What is Shadow IT Discovery in Microsoft Defender for Cloud Apps?

Shadow IT Discovery is a feature that identifies cloud applications being used within an organization without IT approval. It analyzes traffic logs from network devices (firewalls, proxies) or endpoints to detect app usage, assess risk, and provide visibility to security teams. It does not block apps automatically but enables informed governance decisions.

How does Defender for Cloud Apps discover shadow IT?

It ingests traffic logs from network devices (e.g., firewalls, proxies) or from Microsoft Defender for Endpoint. The logs are parsed to extract destination URLs, IPs, and user info. These are matched against a catalog of over 31,000 cloud apps. Each app is assigned a risk score based on 80+ factors. Reports show usage patterns and risk levels.

What is the difference between a snapshot report and a continuous report?

A snapshot report is a one-time manual upload of a log file for immediate analysis. A continuous report uses a log collector to automatically upload logs at regular intervals (default every hour), providing ongoing visibility and trend analysis. Continuous reports are better for long-term monitoring.

Can Shadow IT Discovery block unsanctioned apps?

No, Discovery itself only identifies and reports app usage. To block apps, you must tag them as 'Unsanctioned' and then use integration with Azure AD Conditional Access or a proxy to enforce access controls. The exam tests that Discovery is a detection, not enforcement, tool.

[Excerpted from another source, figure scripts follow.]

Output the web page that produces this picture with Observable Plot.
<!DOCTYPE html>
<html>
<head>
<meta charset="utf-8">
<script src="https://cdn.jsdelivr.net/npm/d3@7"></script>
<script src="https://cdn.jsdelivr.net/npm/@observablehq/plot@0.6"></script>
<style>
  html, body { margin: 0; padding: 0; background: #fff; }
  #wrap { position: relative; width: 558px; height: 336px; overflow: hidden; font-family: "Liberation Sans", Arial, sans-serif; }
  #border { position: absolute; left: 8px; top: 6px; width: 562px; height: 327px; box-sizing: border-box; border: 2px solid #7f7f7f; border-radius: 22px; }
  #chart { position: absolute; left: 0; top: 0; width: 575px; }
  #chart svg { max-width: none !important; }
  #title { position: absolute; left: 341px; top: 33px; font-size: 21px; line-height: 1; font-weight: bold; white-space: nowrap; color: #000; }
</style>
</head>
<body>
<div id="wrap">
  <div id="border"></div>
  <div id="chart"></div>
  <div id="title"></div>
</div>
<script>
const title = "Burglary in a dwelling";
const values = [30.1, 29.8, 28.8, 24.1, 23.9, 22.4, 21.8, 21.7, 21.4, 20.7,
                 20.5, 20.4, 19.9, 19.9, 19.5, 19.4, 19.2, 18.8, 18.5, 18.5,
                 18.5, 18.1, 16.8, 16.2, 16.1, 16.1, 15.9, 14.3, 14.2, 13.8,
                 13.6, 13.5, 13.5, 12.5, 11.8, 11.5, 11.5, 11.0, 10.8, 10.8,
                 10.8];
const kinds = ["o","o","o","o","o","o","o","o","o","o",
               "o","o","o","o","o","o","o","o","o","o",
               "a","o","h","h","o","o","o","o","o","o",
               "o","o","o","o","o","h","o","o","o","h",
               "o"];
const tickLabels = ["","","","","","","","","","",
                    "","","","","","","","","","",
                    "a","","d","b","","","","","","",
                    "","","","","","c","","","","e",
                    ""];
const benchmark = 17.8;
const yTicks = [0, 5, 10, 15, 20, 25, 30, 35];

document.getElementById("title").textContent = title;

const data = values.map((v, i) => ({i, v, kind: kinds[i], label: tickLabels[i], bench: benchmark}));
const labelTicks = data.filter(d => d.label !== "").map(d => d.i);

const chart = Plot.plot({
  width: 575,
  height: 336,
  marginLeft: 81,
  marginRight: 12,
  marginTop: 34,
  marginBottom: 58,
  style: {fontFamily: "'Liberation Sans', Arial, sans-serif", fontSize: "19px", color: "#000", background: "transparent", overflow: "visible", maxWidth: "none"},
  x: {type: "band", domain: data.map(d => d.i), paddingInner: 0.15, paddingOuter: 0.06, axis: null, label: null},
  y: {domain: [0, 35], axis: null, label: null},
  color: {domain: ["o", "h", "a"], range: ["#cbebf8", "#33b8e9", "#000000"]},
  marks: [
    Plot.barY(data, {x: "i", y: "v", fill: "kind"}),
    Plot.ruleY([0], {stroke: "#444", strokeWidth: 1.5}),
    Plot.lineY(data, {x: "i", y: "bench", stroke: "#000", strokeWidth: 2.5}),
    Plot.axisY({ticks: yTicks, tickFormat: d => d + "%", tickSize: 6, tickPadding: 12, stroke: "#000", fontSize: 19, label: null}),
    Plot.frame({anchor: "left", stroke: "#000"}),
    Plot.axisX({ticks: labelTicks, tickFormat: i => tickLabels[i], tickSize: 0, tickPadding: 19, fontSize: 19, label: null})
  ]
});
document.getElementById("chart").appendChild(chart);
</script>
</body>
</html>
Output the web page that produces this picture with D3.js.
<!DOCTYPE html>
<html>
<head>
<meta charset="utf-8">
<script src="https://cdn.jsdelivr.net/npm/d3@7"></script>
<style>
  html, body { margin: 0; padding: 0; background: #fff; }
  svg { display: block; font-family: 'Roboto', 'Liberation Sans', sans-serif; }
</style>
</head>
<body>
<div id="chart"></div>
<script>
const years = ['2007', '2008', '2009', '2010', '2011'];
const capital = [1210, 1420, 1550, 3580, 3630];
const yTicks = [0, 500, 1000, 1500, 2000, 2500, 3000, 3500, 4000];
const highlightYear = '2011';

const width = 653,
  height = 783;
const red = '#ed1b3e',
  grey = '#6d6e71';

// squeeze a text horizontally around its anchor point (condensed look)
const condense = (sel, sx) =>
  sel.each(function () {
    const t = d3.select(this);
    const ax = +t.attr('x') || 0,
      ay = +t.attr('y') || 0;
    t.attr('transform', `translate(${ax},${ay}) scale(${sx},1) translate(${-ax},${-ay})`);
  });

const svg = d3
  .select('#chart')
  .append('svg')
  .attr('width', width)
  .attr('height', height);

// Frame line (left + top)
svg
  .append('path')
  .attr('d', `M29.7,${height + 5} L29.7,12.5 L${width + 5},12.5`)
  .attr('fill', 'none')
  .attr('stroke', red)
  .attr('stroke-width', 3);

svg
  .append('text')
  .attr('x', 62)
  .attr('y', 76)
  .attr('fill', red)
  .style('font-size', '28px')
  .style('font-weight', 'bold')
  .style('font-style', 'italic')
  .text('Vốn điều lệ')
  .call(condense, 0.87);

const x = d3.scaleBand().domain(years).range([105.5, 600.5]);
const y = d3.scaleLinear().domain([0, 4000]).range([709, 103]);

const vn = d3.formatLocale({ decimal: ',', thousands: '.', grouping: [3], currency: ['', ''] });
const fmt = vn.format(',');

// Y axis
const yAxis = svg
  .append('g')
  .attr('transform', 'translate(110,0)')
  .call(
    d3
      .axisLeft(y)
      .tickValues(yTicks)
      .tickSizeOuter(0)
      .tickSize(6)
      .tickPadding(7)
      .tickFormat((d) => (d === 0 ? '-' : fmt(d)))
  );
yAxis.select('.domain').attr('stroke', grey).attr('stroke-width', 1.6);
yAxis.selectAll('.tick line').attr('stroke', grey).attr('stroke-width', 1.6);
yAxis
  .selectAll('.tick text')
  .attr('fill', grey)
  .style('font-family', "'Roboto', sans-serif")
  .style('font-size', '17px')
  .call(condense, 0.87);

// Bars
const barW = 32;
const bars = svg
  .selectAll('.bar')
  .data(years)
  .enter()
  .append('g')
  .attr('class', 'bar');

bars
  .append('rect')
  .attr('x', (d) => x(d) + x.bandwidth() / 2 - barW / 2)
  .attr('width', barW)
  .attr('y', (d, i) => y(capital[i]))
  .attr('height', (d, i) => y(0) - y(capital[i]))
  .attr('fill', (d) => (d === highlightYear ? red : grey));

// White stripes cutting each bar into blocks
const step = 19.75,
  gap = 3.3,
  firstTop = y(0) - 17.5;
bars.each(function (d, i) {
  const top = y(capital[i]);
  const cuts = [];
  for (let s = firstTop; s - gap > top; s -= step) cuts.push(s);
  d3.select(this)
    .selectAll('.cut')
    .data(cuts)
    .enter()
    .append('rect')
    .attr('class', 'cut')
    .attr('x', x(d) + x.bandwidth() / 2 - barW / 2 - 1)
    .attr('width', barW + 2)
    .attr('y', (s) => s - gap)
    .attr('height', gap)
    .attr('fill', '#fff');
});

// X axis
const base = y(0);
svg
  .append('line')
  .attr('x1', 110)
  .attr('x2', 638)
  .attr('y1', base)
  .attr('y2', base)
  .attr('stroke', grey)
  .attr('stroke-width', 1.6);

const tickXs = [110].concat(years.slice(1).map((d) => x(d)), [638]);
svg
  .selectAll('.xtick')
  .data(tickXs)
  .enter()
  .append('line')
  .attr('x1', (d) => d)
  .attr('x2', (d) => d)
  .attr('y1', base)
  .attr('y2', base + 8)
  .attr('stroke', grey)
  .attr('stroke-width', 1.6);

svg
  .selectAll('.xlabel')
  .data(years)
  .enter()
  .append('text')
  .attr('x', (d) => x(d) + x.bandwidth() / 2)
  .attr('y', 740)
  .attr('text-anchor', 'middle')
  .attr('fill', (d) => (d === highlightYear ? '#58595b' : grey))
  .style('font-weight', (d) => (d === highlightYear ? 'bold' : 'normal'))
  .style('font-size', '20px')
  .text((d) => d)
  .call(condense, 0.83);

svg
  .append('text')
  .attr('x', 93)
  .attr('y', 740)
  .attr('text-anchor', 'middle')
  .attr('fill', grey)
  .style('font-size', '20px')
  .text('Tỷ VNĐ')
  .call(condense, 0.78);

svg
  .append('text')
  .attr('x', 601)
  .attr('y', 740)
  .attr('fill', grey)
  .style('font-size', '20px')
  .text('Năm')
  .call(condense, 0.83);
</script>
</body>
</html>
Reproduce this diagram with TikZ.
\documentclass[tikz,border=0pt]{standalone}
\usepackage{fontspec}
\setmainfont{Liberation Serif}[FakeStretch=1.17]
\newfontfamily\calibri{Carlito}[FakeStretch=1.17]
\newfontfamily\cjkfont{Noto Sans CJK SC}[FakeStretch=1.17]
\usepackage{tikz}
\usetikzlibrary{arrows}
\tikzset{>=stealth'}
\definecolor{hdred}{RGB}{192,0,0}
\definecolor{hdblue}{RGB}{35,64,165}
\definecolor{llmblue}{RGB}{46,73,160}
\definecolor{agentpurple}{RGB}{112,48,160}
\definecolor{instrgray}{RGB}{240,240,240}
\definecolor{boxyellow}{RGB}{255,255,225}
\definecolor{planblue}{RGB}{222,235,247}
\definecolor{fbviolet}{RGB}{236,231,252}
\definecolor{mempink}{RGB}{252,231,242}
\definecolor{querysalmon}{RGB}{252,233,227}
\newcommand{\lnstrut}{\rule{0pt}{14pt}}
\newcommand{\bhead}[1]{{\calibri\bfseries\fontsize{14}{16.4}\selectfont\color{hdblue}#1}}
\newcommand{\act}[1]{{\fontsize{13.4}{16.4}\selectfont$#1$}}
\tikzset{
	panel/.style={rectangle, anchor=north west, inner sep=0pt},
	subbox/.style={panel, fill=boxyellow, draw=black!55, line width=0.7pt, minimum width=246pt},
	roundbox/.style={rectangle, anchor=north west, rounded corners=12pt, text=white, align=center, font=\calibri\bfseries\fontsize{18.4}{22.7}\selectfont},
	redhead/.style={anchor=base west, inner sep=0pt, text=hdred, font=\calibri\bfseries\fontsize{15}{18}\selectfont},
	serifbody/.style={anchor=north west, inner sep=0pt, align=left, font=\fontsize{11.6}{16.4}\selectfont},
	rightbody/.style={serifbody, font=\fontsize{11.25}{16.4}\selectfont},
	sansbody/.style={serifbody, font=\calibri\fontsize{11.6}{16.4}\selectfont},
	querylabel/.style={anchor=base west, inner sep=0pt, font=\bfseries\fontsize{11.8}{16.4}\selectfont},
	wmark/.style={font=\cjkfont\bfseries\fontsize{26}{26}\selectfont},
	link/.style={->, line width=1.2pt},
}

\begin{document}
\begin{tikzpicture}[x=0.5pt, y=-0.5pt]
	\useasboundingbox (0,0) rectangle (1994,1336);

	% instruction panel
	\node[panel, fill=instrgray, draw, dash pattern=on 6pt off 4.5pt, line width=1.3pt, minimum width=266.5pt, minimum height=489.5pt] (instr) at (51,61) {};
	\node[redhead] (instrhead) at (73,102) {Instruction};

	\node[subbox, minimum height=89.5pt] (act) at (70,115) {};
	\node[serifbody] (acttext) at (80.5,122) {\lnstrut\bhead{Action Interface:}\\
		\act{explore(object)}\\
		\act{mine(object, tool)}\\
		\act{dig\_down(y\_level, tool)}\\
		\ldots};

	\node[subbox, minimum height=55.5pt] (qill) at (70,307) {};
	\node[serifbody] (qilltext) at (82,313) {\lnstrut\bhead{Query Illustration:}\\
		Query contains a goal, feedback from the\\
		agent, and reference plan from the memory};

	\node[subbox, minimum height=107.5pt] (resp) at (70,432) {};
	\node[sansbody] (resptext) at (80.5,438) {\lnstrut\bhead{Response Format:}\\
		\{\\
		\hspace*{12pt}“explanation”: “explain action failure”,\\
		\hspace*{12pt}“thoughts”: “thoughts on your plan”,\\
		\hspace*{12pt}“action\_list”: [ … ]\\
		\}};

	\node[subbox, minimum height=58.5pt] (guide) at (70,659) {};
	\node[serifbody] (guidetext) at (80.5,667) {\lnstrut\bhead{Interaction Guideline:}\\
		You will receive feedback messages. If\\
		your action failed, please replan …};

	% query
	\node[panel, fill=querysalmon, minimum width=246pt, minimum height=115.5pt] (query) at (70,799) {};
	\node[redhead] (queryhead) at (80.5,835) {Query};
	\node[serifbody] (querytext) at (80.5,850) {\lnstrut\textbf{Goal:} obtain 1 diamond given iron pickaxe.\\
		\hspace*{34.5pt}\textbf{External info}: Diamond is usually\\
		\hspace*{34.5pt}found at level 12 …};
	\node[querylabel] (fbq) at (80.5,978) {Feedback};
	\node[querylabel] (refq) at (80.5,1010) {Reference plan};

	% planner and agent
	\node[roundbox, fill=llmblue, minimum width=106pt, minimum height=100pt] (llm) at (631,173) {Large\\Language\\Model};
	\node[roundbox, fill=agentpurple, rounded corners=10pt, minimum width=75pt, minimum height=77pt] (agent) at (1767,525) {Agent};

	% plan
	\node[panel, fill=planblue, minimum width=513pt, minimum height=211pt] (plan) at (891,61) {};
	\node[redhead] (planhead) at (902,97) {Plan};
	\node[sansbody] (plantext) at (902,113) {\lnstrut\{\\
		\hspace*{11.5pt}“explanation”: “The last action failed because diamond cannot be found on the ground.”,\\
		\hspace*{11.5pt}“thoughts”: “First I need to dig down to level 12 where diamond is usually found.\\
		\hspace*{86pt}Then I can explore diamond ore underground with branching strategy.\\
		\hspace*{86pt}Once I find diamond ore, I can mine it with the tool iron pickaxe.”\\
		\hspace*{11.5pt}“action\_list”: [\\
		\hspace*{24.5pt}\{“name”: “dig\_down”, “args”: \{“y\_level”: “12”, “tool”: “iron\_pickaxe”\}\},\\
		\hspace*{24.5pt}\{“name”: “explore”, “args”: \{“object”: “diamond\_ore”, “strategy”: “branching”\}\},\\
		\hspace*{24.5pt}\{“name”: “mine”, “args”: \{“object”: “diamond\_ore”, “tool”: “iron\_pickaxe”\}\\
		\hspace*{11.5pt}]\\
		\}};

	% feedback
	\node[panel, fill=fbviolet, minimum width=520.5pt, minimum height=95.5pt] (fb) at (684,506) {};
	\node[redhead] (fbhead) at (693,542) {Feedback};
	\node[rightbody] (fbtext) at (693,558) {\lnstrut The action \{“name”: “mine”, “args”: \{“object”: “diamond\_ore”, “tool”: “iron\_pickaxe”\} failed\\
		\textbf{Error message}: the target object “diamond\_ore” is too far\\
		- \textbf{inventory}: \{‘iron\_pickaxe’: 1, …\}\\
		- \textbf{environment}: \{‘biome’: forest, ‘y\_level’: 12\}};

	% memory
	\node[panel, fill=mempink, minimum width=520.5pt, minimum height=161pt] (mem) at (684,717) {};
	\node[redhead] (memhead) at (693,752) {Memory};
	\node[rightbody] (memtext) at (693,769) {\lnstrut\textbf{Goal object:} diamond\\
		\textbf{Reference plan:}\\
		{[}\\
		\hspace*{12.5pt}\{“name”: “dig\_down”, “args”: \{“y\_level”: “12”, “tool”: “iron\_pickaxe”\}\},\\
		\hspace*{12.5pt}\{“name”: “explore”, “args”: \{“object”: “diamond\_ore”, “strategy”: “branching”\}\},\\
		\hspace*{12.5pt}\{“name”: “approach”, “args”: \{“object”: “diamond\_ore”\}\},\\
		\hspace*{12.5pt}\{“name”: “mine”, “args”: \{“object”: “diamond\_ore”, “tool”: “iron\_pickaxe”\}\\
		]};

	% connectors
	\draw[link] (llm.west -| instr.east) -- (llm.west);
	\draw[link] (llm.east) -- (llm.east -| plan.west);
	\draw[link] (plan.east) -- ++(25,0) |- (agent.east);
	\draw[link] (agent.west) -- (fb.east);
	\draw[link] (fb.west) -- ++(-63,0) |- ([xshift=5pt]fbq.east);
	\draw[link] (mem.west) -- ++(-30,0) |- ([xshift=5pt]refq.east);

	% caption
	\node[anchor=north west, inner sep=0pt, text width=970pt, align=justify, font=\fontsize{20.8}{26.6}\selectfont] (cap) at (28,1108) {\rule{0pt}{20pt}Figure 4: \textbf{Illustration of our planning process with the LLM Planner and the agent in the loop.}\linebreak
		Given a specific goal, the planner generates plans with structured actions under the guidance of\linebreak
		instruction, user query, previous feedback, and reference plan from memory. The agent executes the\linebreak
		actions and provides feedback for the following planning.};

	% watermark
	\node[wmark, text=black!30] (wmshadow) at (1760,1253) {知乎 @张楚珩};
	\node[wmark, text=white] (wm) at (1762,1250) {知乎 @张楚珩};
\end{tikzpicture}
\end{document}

What risk factors determine the app risk score?

The risk score considers over 80 factors across four categories: security (e.g., encryption, authentication, vulnerability history) weighted at 50%, compliance (e.g., SOC 2, ISO 27001, GDPR) at 25%, legal (e.g., data residency, subpoena history) at 15%, and business continuity (e.g., uptime, support) at 10%.

How long is discovery data retained?

Parsed discovery data (reports and app usage records) is retained for 90 days. Raw log files are retained for 30 days. After these periods, data is automatically deleted.

What is required for user attribution in Shadow IT Discovery?

User attribution maps source IP addresses in logs to Azure AD user identities. This requires Azure AD sign-in logs or integration with an identity provider. If logs only show NAT IPs (multiple users sharing one IP), attribution fails and users appear as 'Unknown'.